* start *

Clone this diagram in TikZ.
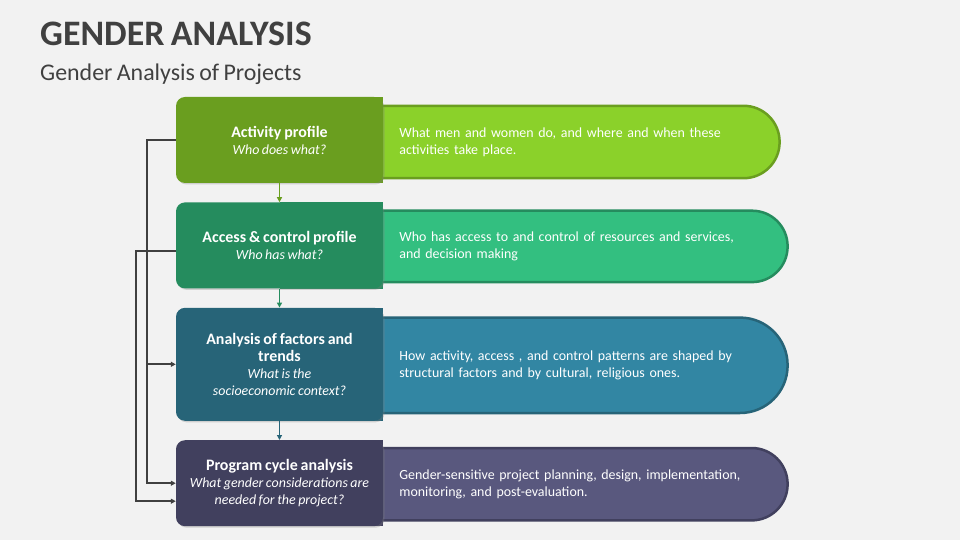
\documentclass[tikz,border=0pt]{standalone}
\usepackage{fontspec}
\setmainfont{Carlito}[WordSpace=0.8]
\usetikzlibrary{arrows.meta,positioning,shadows,backgrounds}

\definecolor{textgray}{HTML}{404040}
\definecolor{slidebg}{HTML}{F2F2F2}
\definecolor{actdark}{HTML}{6A9E1F}
\definecolor{actlight}{HTML}{8BD12A}
\definecolor{accdark}{HTML}{258C5E}
\definecolor{acclight}{HTML}{33BF80}
\definecolor{facdark}{HTML}{276478}
\definecolor{faclight}{HTML}{3286A3}
\definecolor{progdark}{HTML}{41405E}
\definecolor{proglight}{HTML}{59587E}

\newcommand{\stagehead}[1]{{\fontsize{16}{19}\selectfont\bfseries #1}}

\tikzset{
	stage/.style={fill=#1, text=white, rounded corners=9bp, minimum width=207bp, minimum height=86bp, align=center, font=\fontsize{14}{17}\selectfont, drop shadow={opacity=0.3, shadow xshift=1.5bp, shadow yshift=-1.5bp}},
	detail/.style={text=white, align=left, inner xsep=18bp, inner ysep=0pt, font=\fontsize{14}{17}\selectfont},
	feed/.style={draw=textgray, line width=1.8bp, -{Triangle[length=5bp,width=5bp]}},
	flow/.style={draw=#1, line width=1.5bp, -{Triangle[length=5bp,width=5bp]}},
}

\begin{document}
\begin{tikzpicture}[x=1bp,y=-1bp,node distance=19bp]
	\useasboundingbox (0,0) rectangle (960,540);

	\node[anchor=base west, inner sep=0pt, text=textgray, font=\bfseries\fontsize{36}{42}\selectfont] (title) at (40,45.5) {GENDER ANALYSIS};
	\node[anchor=base west, inner sep=0pt, text=textgray, font=\fontsize{24}{28}\selectfont] (subtitle) at (40,80.5) {Gender Analysis of Projects};

	% left boxes
	\node[stage=actdark] (b1) at (279.5,140) {\stagehead{Activity profile}\\\textit{Who does what?}};
	\node[stage=accdark, below=of b1] (b2) {\stagehead{Access \& control profile}\\\textit{Who has what?}};
	\node[stage=facdark, below=of b2, minimum height=113bp] (b3) {\stagehead{Analysis of factors and}\\\stagehead{trends}\\\textit{What is the}\\\textit{socioeconomic context?}};
	\node[stage=progdark, below=of b3] (b4) {\stagehead{Program cycle analysis}\\\textit{What gender considerations are}\\\textit{needed for the project?}};

	% texts of the right pills
	\node[detail, text width=362bp, minimum height=72bp, right=-2bp of b1, yshift=-2bp] (d1) {What men and women do, and where and when these\\activities take place.};
	\node[detail, text width=370bp, minimum height=71bp, right=-2bp of b2, yshift=-1bp] (d2) {Who has access to and control of resources and services,\\and decision making};
	\node[detail, text width=370bp, minimum height=95bp, right=-2bp of b3, yshift=-1bp] (d3) {How activity, access , and control patterns are shaped by\\structural factors and by cultural, religious ones.};
	\node[detail, text width=370bp, minimum height=72bp, right=-2bp of b4, yshift=-1bp] (d4) {Gender-sensitive project planning, design, implementation,\\monitoring, and post-evaluation.};

	\begin{scope}[on background layer]
		\fill[slidebg] (0,0) rectangle (960,540);
		% pill shapes
		\foreach \d/\b/\l/\k/\r in {d1/b1/actlight/actdark/36,d2/b2/acclight/accdark/35.5,d3/b3/faclight/facdark/47.5,d4/b4/proglight/progdark/36}
			\filldraw[fill=\l, draw=\k, line width=2.5bp, rounded corners=\r bp] (\b.center |- \d.north) rectangle (\d.south east);
		% square right corners of the boxes
		\foreach \b/\c in {b1/actdark,b2/accdark,b3/facdark,b4/progdark}
			\fill[\c] (\b.north) rectangle (\b.south east);
	\end{scope}

	% arrows down the column
	\draw[flow=actdark] (b1) -- (b2);
	\draw[flow=accdark] (b2) -- (b3);
	\draw[flow=facdark] (b3) -- (b4);

	% feedback lines on the left
	\draw[feed] (b1.west) -- ++(-29,0) coordinate (j1) |- (b4.west);
	\draw[feed] (j1 |- b3.west) -- (b3.west);
	\draw[feed] ([yshift=-5.5bp]b2.west) -- ++(-40,0) |- ([yshift=-18bp]b4.west);
\end{tikzpicture}
\end{document}
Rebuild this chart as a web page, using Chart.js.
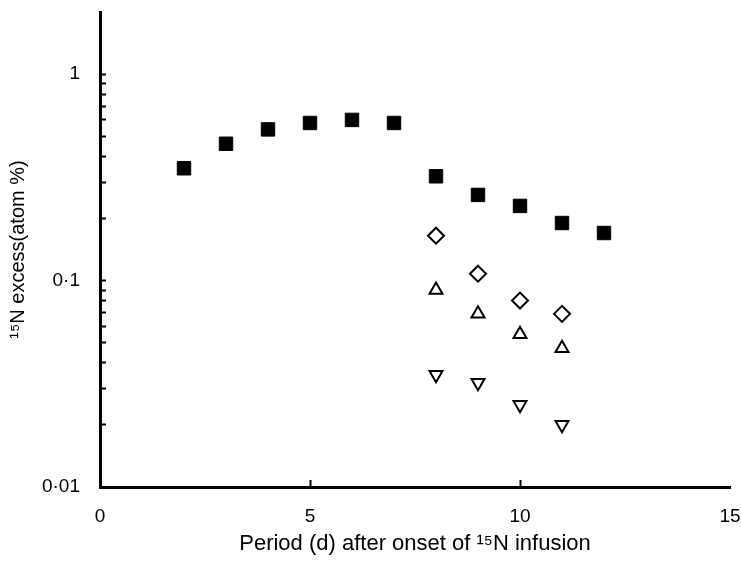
<!DOCTYPE html>
<html>
<head>
<meta charset="utf-8">
<script src="https://cdn.jsdelivr.net/npm/chart.js@4.4.1/dist/chart.umd.min.js"></script>
<style>
  html, body { margin: 0; padding: 0; background: #fff; }
  #wrap { width: 741px; height: 561px; }
</style>
</head>
<body>
<div id="wrap"><canvas id="chart"></canvas></div>
<script>
// Days after onset of infusion
const days = [2, 3, 4, 5, 6, 7, 8, 9, 10, 11, 12];
const daysLate = [8, 9, 10, 11];

// 15N excess (atom %)
const filledSquares = [0.35, 0.46, 0.54, 0.58, 0.60, 0.58, 0.32, 0.26, 0.23, 0.19, 0.17];
const openDiamonds = [0.165, 0.108, 0.080, 0.069];
const upTriangles = [0.090, 0.069, 0.055, 0.047];
const downTriangles = [0.035, 0.032, 0.025, 0.020];

const yTickValues = [0.01, 0.02, 0.03, 0.04, 0.05, 0.06, 0.07, 0.08, 0.09,
  0.1, 0.2, 0.3, 0.4, 0.5, 0.6, 0.7, 0.8, 0.9, 1];
const yTickLabels = { 0.01: '0·01', 0.1: '0·1', 1: '1' };
const xTickValues = [0, 5, 10, 15];

const FONT = "'Liberation Sans', Arial, sans-serif";

function toPoints(xs, ys) {
  return xs.map((x, i) => ({ x: x, y: ys[i] }));
}

new Chart(document.getElementById('chart'), {
  type: 'scatter',
  data: {
    datasets: [
      {
        data: toPoints(days, filledSquares),
        pointStyle: 'rect',
        pointRadius: 9.5,
        backgroundColor: '#000',
        borderColor: '#000',
        borderWidth: 1
      },
      {
        data: toPoints(daysLate, openDiamonds),
        pointStyle: 'rectRot',
        pointRadius: 8,
        backgroundColor: '#fff',
        borderColor: '#000',
        borderWidth: 2
      },
      {
        data: toPoints(daysLate, upTriangles),
        pointStyle: 'triangle',
        pointRadius: 7.5,
        backgroundColor: '#fff',
        borderColor: '#000',
        borderWidth: 2
      },
      {
        data: toPoints(daysLate, downTriangles),
        pointStyle: 'triangle',
        rotation: 180,
        pointRadius: 7.5,
        backgroundColor: '#fff',
        borderColor: '#000',
        borderWidth: 2
      }
    ]
  },
  options: {
    responsive: true,
    maintainAspectRatio: false,
    animation: false,
    layout: { padding: { top: 12, right: 11, left: 0, bottom: 0 } },
    plugins: {
      legend: { display: false },
      tooltip: { enabled: false }
    },
    scales: {
      x: {
        type: 'linear',
        min: 0,
        max: 15,
        afterBuildTicks: scale => { scale.ticks = xTickValues.map(v => ({ value: v })); },
        afterFit: scale => {
          scale.height = 74;
          scale.paddingLeft = 0;
          scale.paddingRight = 0;
        },
        border: { color: '#000', width: 3 },
        grid: {
          drawOnChartArea: false,
          drawTicks: true,
          tickLength: -7,
          tickWidth: 2,
          tickColor: ctx => (ctx.tick && (ctx.tick.value === 5 || ctx.tick.value === 10)) ? '#000' : 'rgba(0,0,0,0)'
        },
        ticks: {
          color: '#000',
          font: { family: FONT, size: 19 },
          padding: 25,
          maxRotation: 0,
          callback: v => String(v)
        },
        title: {
          display: true,
          text: 'Period (d) after onset of ¹⁵N infusion',
          color: '#000',
          font: { family: FONT, size: 22 },
          padding: { top: 0, bottom: 4 }
        }
      },
      y: {
        type: 'logarithmic',
        min: 0.01,
        max: 2,
        afterBuildTicks: scale => { scale.ticks = yTickValues.map(v => ({ value: v })); },
        afterFit: scale => {
          scale.width = 100;
          scale.paddingTop = 0;
          scale.paddingBottom = 0;
        },
        border: { color: '#000', width: 3 },
        grid: {
          drawOnChartArea: false,
          drawTicks: true,
          tickLength: -6,
          tickWidth: 2,
          tickColor: '#000'
        },
        ticks: {
          color: '#000',
          font: { family: FONT, size: 19 },
          padding: 26,
          autoSkip: false,
          callback: v => yTickLabels[v] || ''
        },
        title: {
          display: true,
          text: '¹⁵N excess(atom %)',
          color: '#000',
          font: { family: FONT, size: 20 },
          padding: { top: 6, bottom: 0 }
        }
      }
    }
  }
});
</script>
</body>
</html>
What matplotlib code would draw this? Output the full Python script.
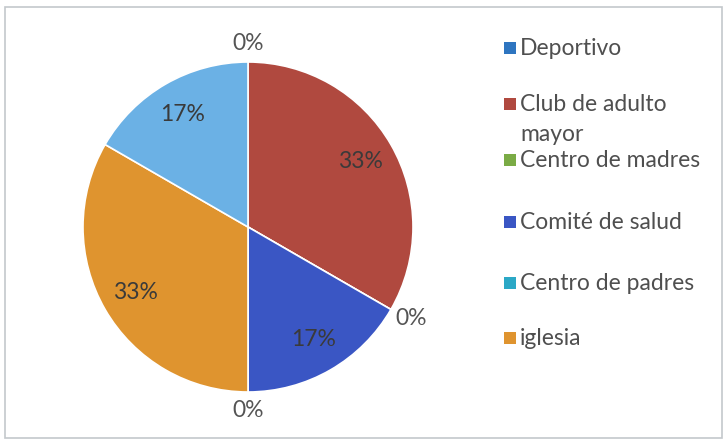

* end *

■ **Goal**: Report how many lines of the data hold the string "script"; give only the number.

■ **Task response**: 4